Word Comix

by Charlie Smith

reviewed by Shrode Hargis

There’s an intense loneliness that pervades much of Charlie Smith’s new collection of poetry. This isn’t new territory for Smith. Whether considering a former heroin addiction or a former lover, his poems usually zero in on men attempting to cope with life’s inevitable nosedives. In Word Comix we also find characters waiting, often searching for the next love or frenzy: “On my walks I hope to meet someone interesting, / someone I have been headed toward all my life.” The dread of solitude looms large, and the past sullies the future. In the wonderful poem “Clean,” we are faced with someone “follow[ing] the hog trail of longing,” metaphorically combing through desire’s trash heap:

It is here I find the endings that in their perfections of absolute loss
have become beginnings again, the bitten-off phrases and
inconspicuous wadding of spoiled opportunity about to start over.

Word Comix even features children “wandering the periphery, / looking for someone, you never know who.”

Some of these poems have the panicky quality of a midlife crisis, and the desire to be unlonely is compounded by the fact that Smith often uses humor to bank the projected possibilities. In “Like Odysseus, Like Achilles,” we encounter Homer “wondering / why at his age he’s still thinking of women” and then realizing “it’s not the girls, / it’s him, his craving, these broads, / he can’t shake the habit, the loneliness // and the harsh poetry of life are simply too much / w/out chicks in it”; in “Smarty Pants,” the speaker bemoans his jaundiced resentment for younger men who “live more fully / in the right now of dynamited redundancies and improvised / love affairs— // the little affairs I mean / in which some vagulous babe chucks a Chuck // under the balls / and goes whinnying into the night.” The result is a kind of gritty aggression that suggests at once repression and release.

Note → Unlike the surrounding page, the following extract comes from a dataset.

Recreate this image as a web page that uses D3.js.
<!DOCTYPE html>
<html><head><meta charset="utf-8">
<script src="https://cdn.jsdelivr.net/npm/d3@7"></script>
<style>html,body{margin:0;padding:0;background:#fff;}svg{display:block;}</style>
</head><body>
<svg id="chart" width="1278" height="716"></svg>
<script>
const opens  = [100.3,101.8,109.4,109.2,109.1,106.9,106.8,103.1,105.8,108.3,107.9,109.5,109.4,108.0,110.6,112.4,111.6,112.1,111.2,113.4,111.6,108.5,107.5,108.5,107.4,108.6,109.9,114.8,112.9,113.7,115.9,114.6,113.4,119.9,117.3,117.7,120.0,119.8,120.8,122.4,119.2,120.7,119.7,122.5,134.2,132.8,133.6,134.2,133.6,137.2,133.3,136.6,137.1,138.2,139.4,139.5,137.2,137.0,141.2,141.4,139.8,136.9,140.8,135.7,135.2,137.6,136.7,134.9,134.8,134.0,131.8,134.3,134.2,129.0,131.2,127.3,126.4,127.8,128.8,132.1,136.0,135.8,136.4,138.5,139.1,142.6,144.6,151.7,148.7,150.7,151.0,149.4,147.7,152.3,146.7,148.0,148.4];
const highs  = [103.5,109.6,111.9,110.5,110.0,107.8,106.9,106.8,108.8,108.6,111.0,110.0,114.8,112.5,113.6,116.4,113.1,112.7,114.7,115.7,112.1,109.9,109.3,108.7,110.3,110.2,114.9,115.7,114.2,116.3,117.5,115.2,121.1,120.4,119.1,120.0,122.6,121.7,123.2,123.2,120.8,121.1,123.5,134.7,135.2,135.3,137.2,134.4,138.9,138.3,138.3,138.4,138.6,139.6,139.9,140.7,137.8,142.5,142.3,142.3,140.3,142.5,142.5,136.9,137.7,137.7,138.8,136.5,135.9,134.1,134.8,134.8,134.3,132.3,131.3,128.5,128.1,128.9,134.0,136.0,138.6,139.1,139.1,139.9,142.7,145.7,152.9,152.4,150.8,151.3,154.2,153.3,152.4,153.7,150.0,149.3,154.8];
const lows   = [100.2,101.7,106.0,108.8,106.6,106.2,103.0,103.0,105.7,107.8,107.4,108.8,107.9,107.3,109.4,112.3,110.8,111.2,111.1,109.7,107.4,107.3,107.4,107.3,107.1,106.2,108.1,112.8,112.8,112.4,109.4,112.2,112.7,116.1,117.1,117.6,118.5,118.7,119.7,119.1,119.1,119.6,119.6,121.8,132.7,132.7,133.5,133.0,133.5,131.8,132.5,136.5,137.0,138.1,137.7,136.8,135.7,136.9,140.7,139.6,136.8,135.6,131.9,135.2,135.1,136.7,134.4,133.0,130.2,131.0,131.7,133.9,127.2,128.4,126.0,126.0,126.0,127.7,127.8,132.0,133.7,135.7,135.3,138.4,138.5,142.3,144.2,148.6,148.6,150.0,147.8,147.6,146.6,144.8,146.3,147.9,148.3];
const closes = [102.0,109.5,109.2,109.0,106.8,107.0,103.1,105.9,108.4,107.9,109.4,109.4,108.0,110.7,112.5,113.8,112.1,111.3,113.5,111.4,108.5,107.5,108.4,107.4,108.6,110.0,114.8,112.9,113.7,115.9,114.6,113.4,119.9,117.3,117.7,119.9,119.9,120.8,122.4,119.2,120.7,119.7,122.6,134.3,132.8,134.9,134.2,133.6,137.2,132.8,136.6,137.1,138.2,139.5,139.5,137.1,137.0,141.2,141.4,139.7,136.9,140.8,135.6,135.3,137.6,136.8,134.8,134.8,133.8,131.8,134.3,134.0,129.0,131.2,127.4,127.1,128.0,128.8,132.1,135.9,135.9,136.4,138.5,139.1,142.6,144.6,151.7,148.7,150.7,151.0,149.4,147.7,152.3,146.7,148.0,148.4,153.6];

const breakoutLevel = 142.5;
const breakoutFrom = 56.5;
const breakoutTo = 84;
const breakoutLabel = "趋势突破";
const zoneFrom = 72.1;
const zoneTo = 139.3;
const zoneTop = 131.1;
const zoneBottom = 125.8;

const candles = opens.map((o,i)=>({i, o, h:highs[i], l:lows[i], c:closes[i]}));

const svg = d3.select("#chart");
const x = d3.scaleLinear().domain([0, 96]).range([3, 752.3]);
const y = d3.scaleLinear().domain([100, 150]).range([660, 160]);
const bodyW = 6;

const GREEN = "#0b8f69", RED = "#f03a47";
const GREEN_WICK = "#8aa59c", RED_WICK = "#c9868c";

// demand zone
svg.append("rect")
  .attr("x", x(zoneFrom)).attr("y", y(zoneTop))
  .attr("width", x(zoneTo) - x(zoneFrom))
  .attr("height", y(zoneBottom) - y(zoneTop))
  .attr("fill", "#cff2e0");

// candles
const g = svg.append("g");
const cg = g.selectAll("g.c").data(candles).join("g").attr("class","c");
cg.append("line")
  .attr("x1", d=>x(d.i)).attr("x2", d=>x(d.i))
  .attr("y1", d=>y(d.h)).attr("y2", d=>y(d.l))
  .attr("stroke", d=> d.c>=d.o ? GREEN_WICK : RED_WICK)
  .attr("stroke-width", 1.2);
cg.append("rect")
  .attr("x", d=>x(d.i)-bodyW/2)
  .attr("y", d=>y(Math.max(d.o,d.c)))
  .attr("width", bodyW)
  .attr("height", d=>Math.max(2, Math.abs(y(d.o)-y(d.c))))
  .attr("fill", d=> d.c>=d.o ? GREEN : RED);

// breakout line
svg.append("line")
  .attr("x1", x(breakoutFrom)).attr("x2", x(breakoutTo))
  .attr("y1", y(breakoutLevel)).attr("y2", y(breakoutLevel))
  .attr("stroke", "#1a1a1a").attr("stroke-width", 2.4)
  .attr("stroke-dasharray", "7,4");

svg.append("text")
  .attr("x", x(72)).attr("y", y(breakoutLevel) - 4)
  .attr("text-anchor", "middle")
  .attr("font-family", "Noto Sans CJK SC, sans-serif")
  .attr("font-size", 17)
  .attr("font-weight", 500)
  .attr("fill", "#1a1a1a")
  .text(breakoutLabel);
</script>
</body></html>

Smith has a pastoralist’s eye and, as in his previous work, he brings this sensibility not just to rural settings but also to cityscapes. He has a knack for merging urbanites with what little nature persists around them. In a subway tunnel the wind from an arriving train “lifts a green, yellow and pale red maple leaf, / spins and tosses it onto a bench where a woman in / dark blue like an old-fashioned governess moves down a bit to give it room.” Another speaker, revisiting his ex’s former digs, remembers: “There’s a cypress on that block, two honey / locusts and an oak. I love those trees / like my own brothers.” Thankfully, Smith rarely over-sentimentalizes. In “Monadnock” a lone hiker makes his way up a semi-verdant, rocky outcropping, its

Scuff marks,
striations, frantically clawed areas, sulcations, ricochets
like tiny angels leapt up,…
…half-
healed wounds where forces violently made them stop.

Until:

the trees loosen their grip, give up,
and you climb among blueberries and mountain grasses,
turn, and look freely out as if you are not imprisoned.
But you are standing on a rock.

One could argue that the last line is implied by the previous, but the sentiment’s short, declarative nature effects a coarser, and thus a more true sense of closure. There’s no pathetic fallacy here, just “you” and the hard-hearted revelation of the world’s indifference, however beautiful that world may be.

Word Comix also showcases many of the gritty personae poems we’ve come to expect from Smith, talky sketches from men who’ve been left in the lurch by circumstance— “stranded down South America way, / drunk laid out / among Indian borrachos”—but still egg-headed enough to carry around works by Kafka and Henry Miller, or to invoke Desdemona and Shoney’s Big Boy in the same breath. I have often wondered how some of Smith’s poems would sound behind the chords of Steve Earle or the late Townes Van Zandt.

In one of the most direct and sustaining pieces in Word Comix, “The Greeks,” a man, sympathizing with his own “lack of advancement,” seems to talk inwardly rather than outwardly to the reader. The swagger that fills many of these poems is muted; the man’s posture, stooped. There is aggression here:

I remember waking up
after midnight thinking she’s such a Nazi about the damn covers.
Wanting out, going into the bathroom to argue with myself,
nearly stupefied with regret that I’d ever married her.

But there’s a refreshing transparency as well, so that the narrator’s thoughts and observations—a young woman in a coffee bar, a “bleating” homeless man, the fact that we’re all “a bunch of Greeks the gods have turned their faces from”—become less shaded by delivery and more moving. This brown study culminates in a striking metaphor of speculative emptiness:

Just now I’m thinking of old drunks, how their faces look doubled in size,
or the head shrunk, the skull back of the eyes,
brows tufty and separated by deep lines,
mouth slightly agape, lips slathered with a
purpose that’s nearly faded out, the space between them shadowy
as if they’ve taken a small bite out of the dark
and hold it in their mouths, waiting for a drink to wash it down.